- Born: India
- Occupations: Journalist; art curator; newscaster; television anchor; author; artist;
- Years active: 2001–present
- Employer: Independent
- Spouse: Dhiraj Singh ​(m. 2007)​
- Children: 1
- Website: saharzaman.com

= Sahar Zaman (journalist) =

Indian journalist

Sahar Zaman is an Indian television news journalist and author known for reporting issues concerning citizens' rights and security on her daily prime-time shows. Zaman began her journalism career in 2001 and has since held roles of a news editor and prime-time anchor for various national news channels, including CNN India, TV Today, Times Network, and Bloomberg TV. Her prime-time debates focus on current affairs, national politics, and social issues.

== Journalism career ==
The focus of Sahar Zaman's journalism work has been current affairs and arts. She is best known for her work at Times Network, and has also contributed to CNN India, Bloomberg, Doordarshan, TV Today, OPEN TV, Reuters Asia, Doordarshan News, and Headlines Today in various roles, including writer, news anchor, producer and reporter.
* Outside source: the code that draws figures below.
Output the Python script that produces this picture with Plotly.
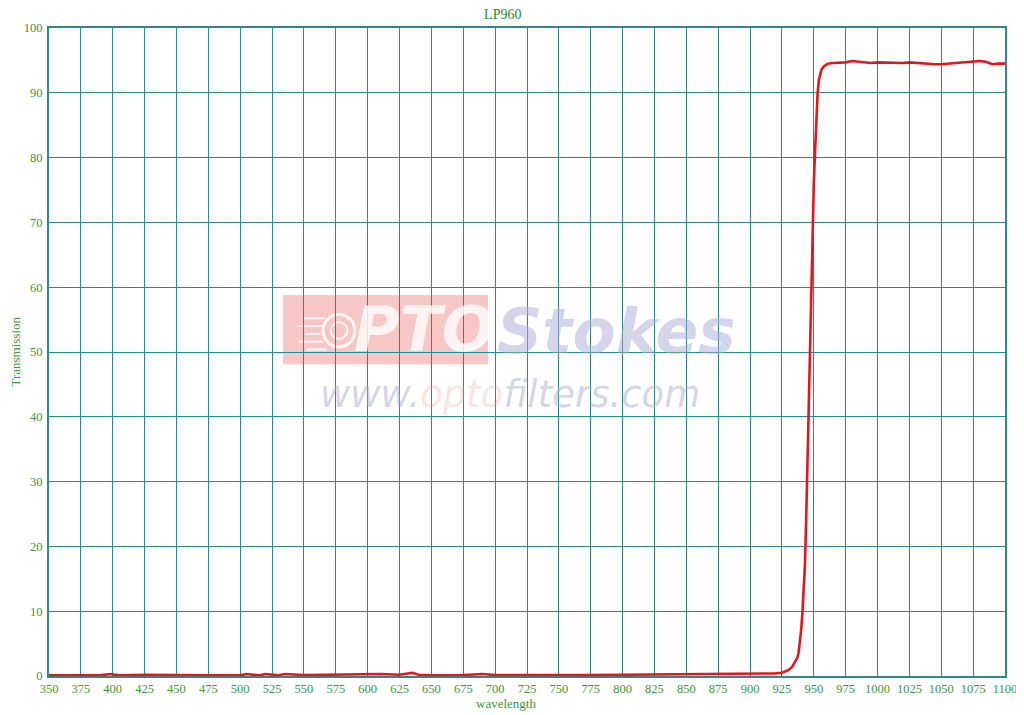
import plotly.graph_objects as go

title_text = "LP960"
x_label = "wavelength"
y_label = "Transmission"

wavelength = [350, 375, 390, 398, 405, 425, 450, 475, 500, 505, 515, 520, 530, 535,
              550, 575, 600, 610, 625, 635, 640, 650, 675, 690, 700, 725, 750, 775,
              800, 825, 850, 875, 900, 915, 920, 925, 930, 933, 935, 937, 938, 939,
              940, 941, 942, 943, 944, 945, 946, 947, 948, 949, 950, 951, 952, 953,
              954, 955, 956, 958, 961, 965, 970, 975, 980, 985, 990, 995, 1000, 1010,
              1020, 1025, 1030, 1040, 1045, 1050, 1055, 1060, 1065, 1070, 1075, 1080,
              1085, 1090, 1095, 1100]
transmission = [0.1, 0.1, 0.1, 0.3, 0.1, 0.2, 0.1, 0.1, 0.1, 0.3, 0.1, 0.3, 0.1, 0.3,
                0.15, 0.2, 0.2, 0.3, 0.2, 0.5, 0.2, 0.1, 0.15, 0.3, 0.15, 0.1, 0.15, 0.15,
                0.2, 0.2, 0.3, 0.3, 0.3, 0.4, 0.4, 0.5, 0.9, 1.4, 2.0, 2.8, 3.5, 5.0,
                7.0, 9.5, 13.0, 17.0, 24.0, 33.0, 43.0, 53.0, 62.0, 70.0, 76.0, 81.0, 86.0, 90.0,
                92.0, 93.0, 93.6, 94.1, 94.5, 94.6, 94.6, 94.7, 94.9, 94.8, 94.7, 94.6, 94.7, 94.6,
                94.6, 94.7, 94.6, 94.5, 94.4, 94.4, 94.5, 94.5, 94.7, 94.8, 94.8, 94.9,
                94.8, 94.4, 94.5, 94.5]

x_ticks = list(range(350, 1101, 25))
y_ticks = list(range(0, 101, 10))

grid_col = "#2A8A8A"
text_col = "#3E963E"
serif = "Liberation Serif, Times New Roman, serif"

fig = go.Figure()
fig.add_trace(go.Scatter(x=wavelength, y=transmission, mode="lines",
                         line=dict(color="#E8141A", width=2.6), hoverinfo="skip",
                         showlegend=False))

# watermark (drawn below grid)
fig.add_shape(type="rect", xref="x", yref="y", x0=533.6, x1=694.4, y0=48.1, y1=58.8,
              fillcolor="rgba(246,168,168,0.65)", line=dict(width=0), layer="below")
fig.add_shape(type="circle", xref="x", yref="y", x0=565.0, x1=590.0, y0=50.8, y1=55.8,
              fillcolor="rgba(0,0,0,0)", line=dict(color="rgba(255,255,255,0.85)", width=3),
              layer="below")
fig.add_shape(type="circle", xref="x", yref="y", x0=571.0, x1=584.0, y0=52.0, y1=54.6,
              fillcolor="rgba(0,0,0,0)", line=dict(color="rgba(255,255,255,0.85)", width=2),
              layer="below")
for yy, xa, xb in [(55.2, 549, 566), (54.0, 545, 564), (52.8, 551, 563), (51.6, 546, 565), (50.4, 552, 568)]:
    fig.add_shape(type="line", xref="x", yref="y", x0=xa, x1=xb, y0=yy, y1=yy,
                  line=dict(color="rgba(255,255,255,0.85)", width=2), layer="below")

fig.add_annotation(xref="x", yref="y", x=644, y=53.5, text="<b><i>PTO</i></b>", showarrow=False,
                   font=dict(family="DejaVu Sans", size=62, color="rgba(255,255,255,0.8)"))
fig.add_annotation(xref="x", yref="y", x=795, y=53.2, text="<b><i>Stokes</i></b>", showarrow=False,
                   font=dict(family="DejaVu Sans", size=63, color="rgba(170,170,215,0.5)"))
fig.add_annotation(xref="x", yref="y", x=712, y=43.4,
                   text="<i>www.<span style='color:rgba(240,150,150,0.55)'>opto</span>filters.com</i>",
                   showarrow=False,
                   font=dict(family="DejaVu Sans", size=37, color="rgba(170,170,215,0.5)"))

fig.add_annotation(xref="paper", yref="paper", x=-0.036, y=0.5, text=y_label, textangle=-90,
                   showarrow=False, font=dict(family=serif, size=13, color=text_col),
                   xanchor="center", yanchor="middle")
fig.add_annotation(xref="paper", yref="paper", x=0.478, y=-0.042, text=x_label,
                   showarrow=False, font=dict(family=serif, size=13, color=text_col),
                   xanchor="center", yanchor="middle")

# page body has an 8px margin: shrink figure so the plot lands at the reference position
fig.update_layout(
    width=1016, height=707,
    margin=dict(l=41, r=19, t=20, b=39),
    paper_bgcolor="white", plot_bgcolor="white",
    title=dict(text=title_text, x=0.487, xanchor="center", y=0.9915, yanchor="middle",
               font=dict(family=serif, size=14, color="#2A8A2A")),
    xaxis=dict(range=[350, 1100], tickvals=x_ticks, ticktext=[str(v) for v in x_ticks],
               showgrid=True, gridcolor=grid_col, gridwidth=1.3,
               showline=True, linecolor=grid_col, linewidth=2, mirror=True,
               ticks="", zeroline=False, automargin=False,
               tickfont=dict(family=serif, size=12.5, color=text_col)),
    yaxis=dict(range=[0, 100], tickvals=y_ticks, ticktext=[str(v) for v in y_ticks],
               showgrid=True, gridcolor=grid_col, gridwidth=1.3,
               showline=True, linecolor=grid_col, linewidth=2, mirror=True,
               ticks="", zeroline=False, ticklabelstandoff=2, automargin=False,
               tickfont=dict(family=serif, size=12.5, color=text_col)),
)

fig.write_html("out.html")
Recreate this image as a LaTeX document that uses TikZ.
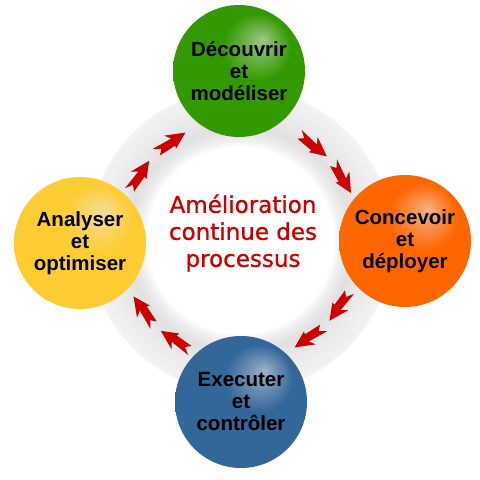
\documentclass[tikz,border=0pt]{standalone}
\usepackage{fontspec}
\setmainfont{DejaVu Sans}
\newfontfamily\labelfont{Liberation Sans}
\newfontfamily\centerfont[FakeBold=0.8]{DejaVu Sans}
\definecolor{cgreen}{HTML}{339900}
\definecolor{corange}{HTML}{FF6600}
\definecolor{cyellow}{HTML}{FFCC33}
\definecolor{cblue}{HTML}{336699}
\definecolor{cred}{HTML}{CC0000}
\definecolor{ballcol}{HTML}{339900}
\pgfdeclareradialshading{ringshade}{\pgfpoint{0bp}{0bp}}{%
  color(0bp)=(white); color(15.2bp)=(white); color(16.3bp)=(black!6);
  color(18.3bp)=(black!12); color(20.5bp)=(black!9); color(23.5bp)=(black!6);
  color(24.7bp)=(black!5); color(25bp)=(white); color(50bp)=(white)}
\pgfdeclareradialshading[ballcol]{glossball}{\pgfpoint{9bp}{12bp}}{%
  color(0bp)=(ballcol!45!white!88!gray); color(4bp)=(ballcol!65!white!94!gray);
  color(13bp)=(ballcol); color(50bp)=(ballcol)}
\tikzset{
  ball/.style={circle, minimum size=132pt, inner sep=0pt, shading=glossball,
    align=center, font=\labelfont\fontsize{20.5}{22}\selectfont\bfseries, text=black},
  arrowshape/.style={fill=cred},
  centertext/.style={align=center, text=cred, font=\centerfont\fontsize{23}{27}\selectfont}
}
\begin{document}
\begin{tikzpicture}[x=1pt,y=1pt]
\useasboundingbox (0,0) rectangle (480,480);
\coordinate (c) at (240,240);
\shade[shading=ringshade] (c) circle (153);
% arrows
\begin{scope}[shift={(240,240)}]
\foreach \a in {53,32,-33,-54,-122,-143,148,126}{
  \fill[arrowshape, shift={(\a:119)}, rotate=\a-90]
    (19,0) -- (0,10) -- (4,3.5) -- (-17,6) -- (-10,1) -- (-15,-3.5)
    -- (3,-4.5) -- (2,-7.5) -- cycle;
}
\end{scope}
\begin{scope}\colorlet{ballcol}{cgreen}
\node[ball] (disc) at (239,409) {Découvrir\\et\\modéliser};
\end{scope}
\begin{scope}\colorlet{ballcol}{corange}
\node[ball] (conc) at (405,239) {Concevoir\\et\\déployer};
\end{scope}
\begin{scope}\colorlet{ballcol}{cblue}
\node[ball] (exec) at (241,78) {Executer\\et\\contrôler};
\end{scope}
\begin{scope}\colorlet{ballcol}{cyellow}
\node[ball] (anal) at (80,237) {Analyser\\et\\optimiser};
\end{scope}
\node[centertext] (center) at (243,247) {Amélioration\\continue des\\processus};
\end{tikzpicture}
\end{document}
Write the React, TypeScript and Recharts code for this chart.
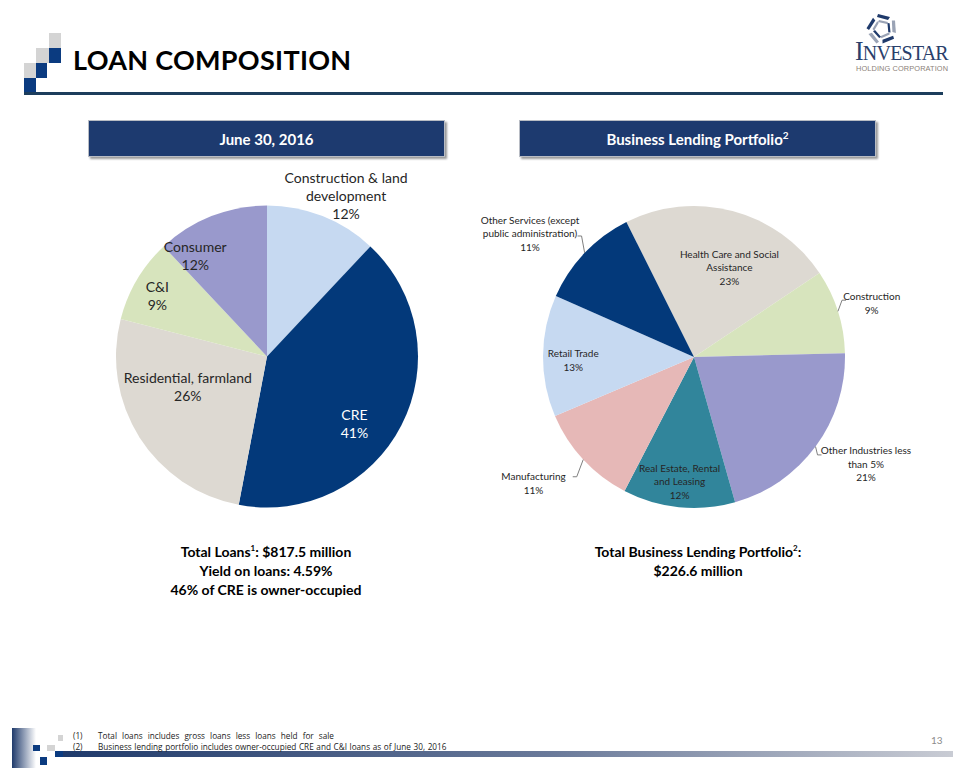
import React from "react";
import { PieChart, Pie, Cell } from "recharts";

// left pie: total loans by type, June 30, 2016
const loanCategories = ["Construction & land development", "CRE", "Residential, farmland", "C&I", "Consumer"];
const loanShares = [12, 41, 26, 9, 12];
const loanLabelLines = [["Construction & land", "development"], ["CRE"], ["Residential, farmland"], ["C&I"], ["Consumer"]];

// right pie: business lending portfolio by industry
const bizCategories = [
  "Health Care and Social Assistance",
  "Construction",
  "Other Industries less than 5%",
  "Real Estate, Rental and Leasing",
  "Manufacturing",
  "Retail Trade",
  "Other Services (except public administration)",
];
const bizShares = [23, 9, 21, 12, 11, 13, 11];
const bizLabelLines = [
  ["Health Care and Social", "Assistance"],
  ["Construction"],
  ["Other Industries less", "than 5%"],
  ["Real Estate, Rental", "and Leasing"],
  ["Manufacturing"],
  ["Retail Trade"],
  ["Other Services (except", "public administration)"],
];

const footnotes = [
  "Total loans includes gross loans less loans held for sale",
  "Business lending portfolio includes owner-occupied CRE and C&I loans as of June 30, 2016",
];

const loanData = loanCategories.map((name, i) => ({ name, value: loanShares[i] }));
const bizData = bizCategories.map((name, i) => ({ name, value: bizShares[i] }));

const NAVY = "#03397a";
const LOAN_COLORS = ["#c6d9f1", NAVY, "#ddd9d2", "#d7e4bd", "#9999cc"];
const LOAN_TEXT = ["#262626", "#ffffff", "#262626", "#262626", "#262626"];
const BIZ_COLORS = ["#ddd9d2", "#d7e4bd", "#9999cc", "#31859b", "#e6b8b7", "#c6d9f1", NAVY];

// label placement: [angle offset from slice middle, radius factor]
const loanPlace = [[-4.5, 1.19], [-10.5, 0.73], [-11.9, 0.56], [1.6, 0.83], [13.8, 0.82]];
const bizPlace = [[-6.7, 0.64], [-0.7, 1.23], [4.6, 1.34], [-0.8, 0.83], [-4.7, 1.35], [1.8, 0.8], [6.6, 1.36]];
// leader line ends for outside labels: [angle offset, radius factor]
const bizLeader: (number[] | null)[] = [null, [3.4, 1.05], [-2, 1.044], null, [2.8, 1.11], null, [-3.5, 1.094]];

const RAD = Math.PI / 180;
const FONT = "Lato, 'Open Sans', sans-serif";
const NO_MARGIN = { top: 0, right: 0, bottom: 0, left: 0 };

function makeLabel(
  lines: string[][],
  shares: number[],
  place: number[][],
  textColors: string[],
  fontSize: number,
  lineH: number,
  leaders?: (number[] | null)[]
) {
  return (props: any) => {
    const { cx, cy, midAngle, outerRadius, index } = props;
    const [dA, rf] = place[index];
    const a = (midAngle + dA) * RAD;
    const x = cx + outerRadius * rf * Math.cos(a);
    const y = cy - outerRadius * rf * Math.sin(a);
    const all = [...lines[index], `${shares[index]}%`];
    const y0 = y - ((all.length - 1) * lineH) / 2;
    let leader = null;
    const ld = leaders ? leaders[index] : null;
    if (ld) {
      const m = midAngle * RAD;
      const x1 = cx + outerRadius * Math.cos(m);
      const y1 = cy - outerRadius * Math.sin(m);
      const b = (midAngle + ld[0]) * RAD;
      const x2 = cx + outerRadius * ld[1] * Math.cos(b);
      const y2 = cy - outerRadius * ld[1] * Math.sin(b);
      const dir = Math.cos(m) > 0 ? 4 : -4;
      leader = (
        <polyline
          points={`${x1},${y1} ${x2},${y2} ${x2 + dir},${y2}`}
          fill="none"
          stroke="#7f7f7f"
          strokeWidth={1}
        />
      );
    }
    return (
      <g>
        {leader}
        {all.map((t, k) => (
          <text
            key={k}
            x={x}
            y={y0 + k * lineH}
            textAnchor="middle"
            dominantBaseline="central"
            fill={textColors[index] || "#262626"}
            fontSize={fontSize}
            fontFamily={FONT}
          >
            {t}
          </text>
        ))}
      </g>
    );
  };
}

const loanLabel = makeLabel(loanLabelLines, loanShares, loanPlace, LOAN_TEXT, 14, 18);
const bizLabel = makeLabel(bizLabelLines, bizShares, bizPlace, [], 10, 13.5, bizLeader);

function HeaderBox({ left, children }: { left: number; children: React.ReactNode }) {
  return (
    <div
      style={{
        position: "absolute",
        left,
        top: 120,
        width: 355,
        height: 35,
        background: "#1d3a6f",
        border: "1px solid #b8bcc4",
        boxShadow: "2px 2px 2px #9a9a9a",
        color: "#fff",
        fontWeight: 700,
        fontSize: 15,
        fontFamily: FONT,
        display: "flex",
        alignItems: "center",
        justifyContent: "center",
      }}
    >
      {children}
    </div>
  );
}

function Sq({ x, y, w, h, c }: { x: number; y: number; w: number; h: number; c: string }) {
  return <div style={{ position: "absolute", left: x, top: y, width: w, height: h, background: c }} />;
}

export default function App() {
  return (
    <div
      style={{
        position: "absolute",
        left: 0,
        top: 0,
        width: 960,
        height: 768,
        background: "#fff",
        fontFamily: FONT,
        overflow: "hidden",
      }}
    >
      {/* top-left squares */}
      <Sq x={49} y={33} w={12} h={15} c="#d4d4d4" />
      <Sq x={49} y={48} w={12} h={15} c="#0b3b80" />
      <Sq x={36} y={48} w={13} h={15} c="#d4d4d4" />
      <Sq x={36} y={63} w={11} h={15} c="#0b3b80" />
      <Sq x={24} y={63} w={12} h={15} c="#d4d4d4" />
      <Sq x={24} y={78} w={12} h={15} c="#0b3b80" />

      <div
        style={{
          position: "absolute",
          left: 73,
          top: 43,
          fontSize: 27,
          fontWeight: 700,
          color: "#000",
          letterSpacing: 0.3,
        }}
      >
        LOAN COMPOSITION
      </div>
      <div style={{ position: "absolute", left: 24, top: 92, width: 919, height: 3, background: "#1c3d5c" }} />

      {/* logo */}
      <svg style={{ position: "absolute", left: 864, top: 12 }} width={36} height={34} viewBox="-18 -17 36 34">
        {[0, 72, 144, 216, 288].map((r, i) => (
          <g key={i} transform={`rotate(${r})`}>
            <path d="M-4,-15 L8,-12 L6,-9 L-5,-12 Z" fill={i % 2 ? "#9aa3b5" : "#1f3a6b"} />
            <path d="M-3,-9 L6,-7 L5,-5 L-4,-7 Z" fill={i % 2 ? "#1f3a6b" : "#9aa3b5"} />
          </g>
        ))}
      </svg>
      <div
        style={{
          position: "absolute",
          left: 855,
          top: 39,
          fontFamily: "'Liberation Serif', serif",
          color: "#2a3f6b",
          fontSize: 26,
          letterSpacing: -0.8,
          lineHeight: "22px",
          height: 22,
          transform: "scale(1, 1.08)",
          transformOrigin: "left top",
        }}
      >
        I<span style={{ fontSize: 20 }}>NVESTAR</span>
      </div>
      <div
        style={{
          position: "absolute",
          left: 856,
          top: 64,
          fontFamily: "'Liberation Sans Narrow', 'Liberation Sans', sans-serif",
          color: "#8c8178",
          fontSize: 7.4,
          lineHeight: "9px",
          letterSpacing: 0.1,
        }}
      >
        HOLDING CORPORATION
      </div>

      <HeaderBox left={88}>June 30, 2016</HeaderBox>
      <HeaderBox left={519}>
        <span>
          Business Lending Portfolio<sup style={{ fontSize: 10 }}>2</sup>
        </span>
      </HeaderBox>

      <div style={{ position: "absolute", left: 67, top: 146 }}>
        <PieChart width={400} height={420} margin={NO_MARGIN}>
          <Pie
            data={loanData}
            dataKey="value"
            nameKey="name"
            cx={200}
            cy={210.5}
            outerRadius={151}
            startAngle={90}
            endAngle={-270}
            stroke="none"
            isAnimationActive={false}
            label={loanLabel}
            labelLine={false}
          >
            {loanData.map((d, i) => (
              <Cell key={d.name} fill={LOAN_COLORS[i]} />
            ))}
          </Pie>
        </PieChart>
      </div>

      <div style={{ position: "absolute", left: 463.5, top: 147 }}>
        <PieChart width={460} height={420} margin={NO_MARGIN}>
          <Pie
            data={bizData}
            dataKey="value"
            nameKey="name"
            cx={230}
            cy={210}
            outerRadius={151}
            startAngle={116.6}
            endAngle={-243.4}
            stroke="none"
            isAnimationActive={false}
            label={bizLabel}
            labelLine={false}
          >
            {bizData.map((d, i) => (
              <Cell key={d.name} fill={BIZ_COLORS[i]} />
            ))}
          </Pie>
        </PieChart>
      </div>

      <div
        style={{
          position: "absolute",
          left: 116,
          top: 539,
          width: 300,
          textAlign: "center",
          fontSize: 14,
          fontWeight: 700,
          lineHeight: "19px",
          color: "#000",
        }}
      >
        <div>
          Total Loans<sup style={{ fontSize: 8 }}>1</sup>: $817.5 million
        </div>
        <div>Yield on loans: 4.59%</div>
        <div>46% of CRE is owner-occupied</div>
      </div>
      <div
        style={{
          position: "absolute",
          left: 518,
          top: 539,
          width: 360,
          textAlign: "center",
          fontSize: 14,
          fontWeight: 700,
          lineHeight: "19px",
          color: "#000",
        }}
      >
        <div>
          Total Business Lending Portfolio<sup style={{ fontSize: 8 }}>2</sup>:
        </div>
        <div>$226.6 million</div>
      </div>

      {/* footer */}
      <div
        style={{
          position: "absolute",
          left: 12,
          top: 728,
          width: 24,
          height: 40,
          background: "linear-gradient(to right, #1f3a6b, #ffffff)",
        }}
      />
      <Sq x={33} y={745} w={7} h={6} c="#0b3b80" />
      <Sq x={47} y={745} w={8} h={6} c="#d4d4d4" />
      <Sq x={58} y={735} w={5} h={6} c="#d4d4d4" />
      <Sq x={55} y={751} w={8} h={6} c="#0b3b80" />
      <Sq x={40} y={757} w={7} h={8} c="#0b3b80" />
      <div
        style={{
          position: "absolute",
          left: 63,
          top: 751,
          width: 890,
          height: 6,
          background: "linear-gradient(to right, #1f3a6b 0%, #6a7a9a 55%, #c9ccd4 100%)",
        }}
      />
      {footnotes.map((f, i) => (
        <div
          key={i}
          style={{
            position: "absolute",
            left: 73,
            top: 730 + i * 10.5,
            fontSize: 8.2,
            color: "#222",
            fontFamily: "'Open Sans', sans-serif",
            whiteSpace: "nowrap",
            wordSpacing: i === 0 ? 3 : 0.5,
          }}
        >
          <span style={{ display: "inline-block", width: 25 }}>({i + 1})</span>
          {f}
        </div>
      ))}
      <div style={{ position: "absolute", left: 931, top: 734, fontSize: 10, color: "#8c8c8c" }}>13</div>
    </div>
  );
}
She was invited by Dawn News of Pakistan and Young Asia TV in Sri Lanka to discuss the role of journalism in the Indian subcontinent. She has also discussed her work at TEDx and Lalit Kala Academy.

Zaman regularly contributes as a columnist to prominent publications, including The Times of India, The Sunday Guardian, and National Herald.

==Other activities==
She is the Founder of Hunar TV a Web TV Channel focused on arts, food, and travel, and the director of Chamak Patti, a functional art brand.

Her debut book is titled Talat Mahmood: The Definitive Biography. Zaman has also been a TEDx Speaker.

== Personal life ==
Zaman is married to artist Dhiraj Singh since 2007. They have a son.